**Written instruction**
Transcribe the material verbatim in full; the pictures do not belong in the copy.

**Dataset excerpt**
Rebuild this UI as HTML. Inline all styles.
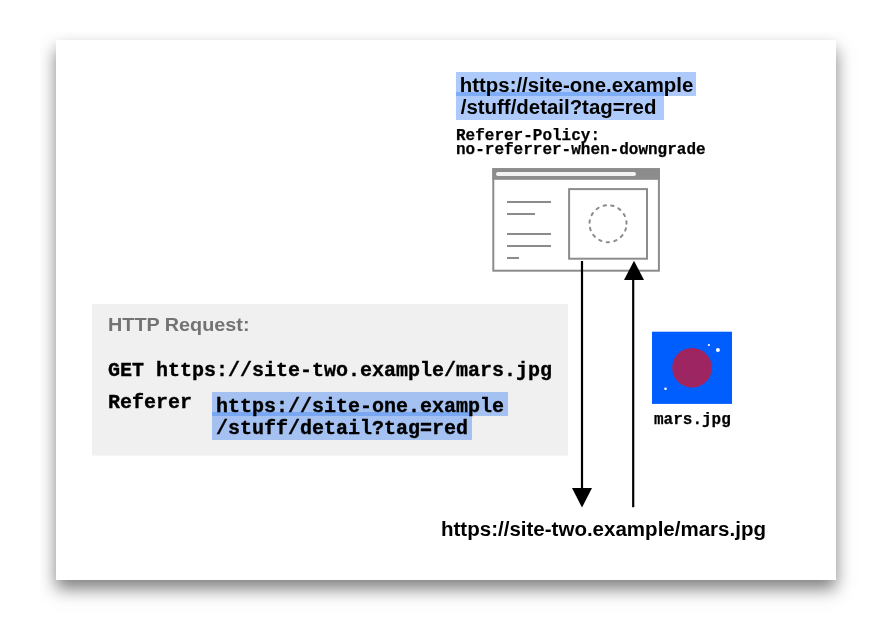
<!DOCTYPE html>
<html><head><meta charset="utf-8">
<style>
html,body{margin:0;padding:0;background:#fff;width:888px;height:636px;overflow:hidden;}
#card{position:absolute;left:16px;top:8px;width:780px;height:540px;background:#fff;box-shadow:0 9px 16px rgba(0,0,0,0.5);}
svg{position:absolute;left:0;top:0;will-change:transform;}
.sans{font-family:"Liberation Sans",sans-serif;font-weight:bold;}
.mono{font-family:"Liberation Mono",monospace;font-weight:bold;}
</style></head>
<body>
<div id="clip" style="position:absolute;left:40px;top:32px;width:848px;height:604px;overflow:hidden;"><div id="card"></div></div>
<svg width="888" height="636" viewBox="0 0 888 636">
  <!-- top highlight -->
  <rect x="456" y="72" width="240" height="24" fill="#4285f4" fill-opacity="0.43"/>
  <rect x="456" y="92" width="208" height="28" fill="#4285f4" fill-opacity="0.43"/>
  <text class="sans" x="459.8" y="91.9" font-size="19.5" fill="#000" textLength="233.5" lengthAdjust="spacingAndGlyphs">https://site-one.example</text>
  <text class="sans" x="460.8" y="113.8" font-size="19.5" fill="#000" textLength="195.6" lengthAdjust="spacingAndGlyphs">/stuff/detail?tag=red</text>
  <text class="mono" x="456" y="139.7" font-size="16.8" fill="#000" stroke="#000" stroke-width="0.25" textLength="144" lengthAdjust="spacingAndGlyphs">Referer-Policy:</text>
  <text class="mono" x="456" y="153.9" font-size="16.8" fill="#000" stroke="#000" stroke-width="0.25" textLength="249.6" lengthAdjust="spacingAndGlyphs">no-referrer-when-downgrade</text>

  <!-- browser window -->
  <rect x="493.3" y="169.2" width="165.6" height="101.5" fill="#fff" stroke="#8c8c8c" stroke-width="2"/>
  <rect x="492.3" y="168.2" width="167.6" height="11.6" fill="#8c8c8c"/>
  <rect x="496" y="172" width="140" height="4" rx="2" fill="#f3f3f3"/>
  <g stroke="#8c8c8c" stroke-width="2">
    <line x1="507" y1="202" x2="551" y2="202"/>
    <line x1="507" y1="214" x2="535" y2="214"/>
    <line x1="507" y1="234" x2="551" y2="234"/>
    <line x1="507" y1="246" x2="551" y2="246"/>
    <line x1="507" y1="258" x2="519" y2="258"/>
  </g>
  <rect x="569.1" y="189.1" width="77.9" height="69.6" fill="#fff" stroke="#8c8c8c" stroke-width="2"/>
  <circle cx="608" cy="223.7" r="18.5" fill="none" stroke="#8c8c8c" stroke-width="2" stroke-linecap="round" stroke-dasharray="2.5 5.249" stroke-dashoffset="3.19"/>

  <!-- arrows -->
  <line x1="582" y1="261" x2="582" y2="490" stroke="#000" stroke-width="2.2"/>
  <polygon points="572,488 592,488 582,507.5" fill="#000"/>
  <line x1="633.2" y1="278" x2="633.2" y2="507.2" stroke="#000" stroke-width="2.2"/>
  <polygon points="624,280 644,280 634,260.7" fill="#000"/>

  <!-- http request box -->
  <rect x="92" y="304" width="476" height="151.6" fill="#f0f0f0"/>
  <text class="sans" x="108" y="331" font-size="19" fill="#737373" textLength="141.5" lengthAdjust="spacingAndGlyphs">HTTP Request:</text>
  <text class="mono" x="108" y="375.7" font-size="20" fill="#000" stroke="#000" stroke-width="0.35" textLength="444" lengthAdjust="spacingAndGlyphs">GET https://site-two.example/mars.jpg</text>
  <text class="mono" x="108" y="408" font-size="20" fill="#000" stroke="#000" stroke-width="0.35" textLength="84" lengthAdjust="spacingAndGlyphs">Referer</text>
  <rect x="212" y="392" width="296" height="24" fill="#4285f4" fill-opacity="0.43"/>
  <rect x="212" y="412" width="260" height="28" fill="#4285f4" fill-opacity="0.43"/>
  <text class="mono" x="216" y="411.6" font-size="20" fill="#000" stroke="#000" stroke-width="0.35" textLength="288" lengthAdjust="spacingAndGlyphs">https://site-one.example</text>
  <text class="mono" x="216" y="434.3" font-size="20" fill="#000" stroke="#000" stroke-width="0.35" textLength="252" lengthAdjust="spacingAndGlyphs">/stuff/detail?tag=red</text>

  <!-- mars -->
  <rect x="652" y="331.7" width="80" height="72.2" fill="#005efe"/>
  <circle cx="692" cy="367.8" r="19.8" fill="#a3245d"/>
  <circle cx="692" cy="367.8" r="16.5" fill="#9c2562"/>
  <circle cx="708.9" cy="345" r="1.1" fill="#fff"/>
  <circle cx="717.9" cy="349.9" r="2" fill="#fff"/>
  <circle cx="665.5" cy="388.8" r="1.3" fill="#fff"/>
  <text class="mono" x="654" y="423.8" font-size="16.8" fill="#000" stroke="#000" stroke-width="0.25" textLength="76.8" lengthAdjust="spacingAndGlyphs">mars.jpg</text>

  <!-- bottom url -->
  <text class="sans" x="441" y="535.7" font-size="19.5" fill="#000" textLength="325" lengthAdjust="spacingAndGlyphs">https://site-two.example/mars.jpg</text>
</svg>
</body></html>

**In response**
Rebuild this UI as HTML. Inline all styles.
<!DOCTYPE html>
<html><head><meta charset="utf-8">
<style>
html,body{margin:0;padding:0;background:#fff;width:888px;height:636px;overflow:hidden;}
#card{position:absolute;left:16px;top:8px;width:780px;height:540px;background:#fff;box-shadow:0 9px 16px rgba(0,0,0,0.5);}
svg{position:absolute;left:0;top:0;will-change:transform;}
.sans{font-family:"Liberation Sans",sans-serif;font-weight:bold;}
.mono{font-family:"Liberation Mono",monospace;font-weight:bold;}
</style></head>
<body>
<div id="clip" style="position:absolute;left:40px;top:32px;width:848px;height:604px;overflow:hidden;"><div id="card"></div></div>
<svg width="888" height="636" viewBox="0 0 888 636">
  <!-- top highlight -->
  <rect x="456" y="72" width="240" height="24" fill="#4285f4" fill-opacity="0.43"/>
  <rect x="456" y="92" width="208" height="28" fill="#4285f4" fill-opacity="0.43"/>
  <text class="sans" x="459.8" y="91.9" font-size="19.5" fill="#000" textLength="233.5" lengthAdjust="spacingAndGlyphs">https://site-one.example</text>
  <text class="sans" x="460.8" y="113.8" font-size="19.5" fill="#000" textLength="195.6" lengthAdjust="spacingAndGlyphs">/stuff/detail?tag=red</text>
  <text class="mono" x="456" y="139.7" font-size="16.8" fill="#000" stroke="#000" stroke-width="0.25" textLength="144" lengthAdjust="spacingAndGlyphs">Referer-Policy:</text>
  <text class="mono" x="456" y="153.9" font-size="16.8" fill="#000" stroke="#000" stroke-width="0.25" textLength="249.6" lengthAdjust="spacingAndGlyphs">no-referrer-when-downgrade</text>

  <!-- browser window -->
  <rect x="493.3" y="169.2" width="165.6" height="101.5" fill="#fff" stroke="#8c8c8c" stroke-width="2"/>
  <rect x="492.3" y="168.2" width="167.6" height="11.6" fill="#8c8c8c"/>
  <rect x="496" y="172" width="140" height="4" rx="2" fill="#f3f3f3"/>
  <g stroke="#8c8c8c" stroke-width="2">
    <line x1="507" y1="202" x2="551" y2="202"/>
    <line x1="507" y1="214" x2="535" y2="214"/>
    <line x1="507" y1="234" x2="551" y2="234"/>
    <line x1="507" y1="246" x2="551" y2="246"/>
    <line x1="507" y1="258" x2="519" y2="258"/>
  </g>
  <rect x="569.1" y="189.1" width="77.9" height="69.6" fill="#fff" stroke="#8c8c8c" stroke-width="2"/>
  <circle cx="608" cy="223.7" r="18.5" fill="none" stroke="#8c8c8c" stroke-width="2" stroke-linecap="round" stroke-dasharray="2.5 5.249" stroke-dashoffset="3.19"/>

  <!-- arrows -->
  <line x1="582" y1="261" x2="582" y2="490" stroke="#000" stroke-width="2.2"/>
  <polygon points="572,488 592,488 582,507.5" fill="#000"/>
  <line x1="633.2" y1="278" x2="633.2" y2="507.2" stroke="#000" stroke-width="2.2"/>
  <polygon points="624,280 644,280 634,260.7" fill="#000"/>

  <!-- http request box -->
  <rect x="92" y="304" width="476" height="151.6" fill="#f0f0f0"/>
  <text class="sans" x="108" y="331" font-size="19" fill="#737373" textLength="141.5" lengthAdjust="spacingAndGlyphs">HTTP Request:</text>
  <text class="mono" x="108" y="375.7" font-size="20" fill="#000" stroke="#000" stroke-width="0.35" textLength="444" lengthAdjust="spacingAndGlyphs">GET https://site-two.example/mars.jpg</text>
  <text class="mono" x="108" y="408" font-size="20" fill="#000" stroke="#000" stroke-width="0.35" textLength="84" lengthAdjust="spacingAndGlyphs">Referer</text>
  <rect x="212" y="392" width="296" height="24" fill="#4285f4" fill-opacity="0.43"/>
  <rect x="212" y="412" width="260" height="28" fill="#4285f4" fill-opacity="0.43"/>
  <text class="mono" x="216" y="411.6" font-size="20" fill="#000" stroke="#000" stroke-width="0.35" textLength="288" lengthAdjust="spacingAndGlyphs">https://site-one.example</text>
  <text class="mono" x="216" y="434.3" font-size="20" fill="#000" stroke="#000" stroke-width="0.35" textLength="252" lengthAdjust="spacingAndGlyphs">/stuff/detail?tag=red</text>

  <!-- mars -->
  <rect x="652" y="331.7" width="80" height="72.2" fill="#005efe"/>
  <circle cx="692" cy="367.8" r="19.8" fill="#a3245d"/>
  <circle cx="692" cy="367.8" r="16.5" fill="#9c2562"/>
  <circle cx="708.9" cy="345" r="1.1" fill="#fff"/>
  <circle cx="717.9" cy="349.9" r="2" fill="#fff"/>
  <circle cx="665.5" cy="388.8" r="1.3" fill="#fff"/>
  <text class="mono" x="654" y="423.8" font-size="16.8" fill="#000" stroke="#000" stroke-width="0.25" textLength="76.8" lengthAdjust="spacingAndGlyphs">mars.jpg</text>

  <!-- bottom url -->
  <text class="sans" x="441" y="535.7" font-size="19.5" fill="#000" textLength="325" lengthAdjust="spacingAndGlyphs">https://site-two.example/mars.jpg</text>
</svg>
</body></html>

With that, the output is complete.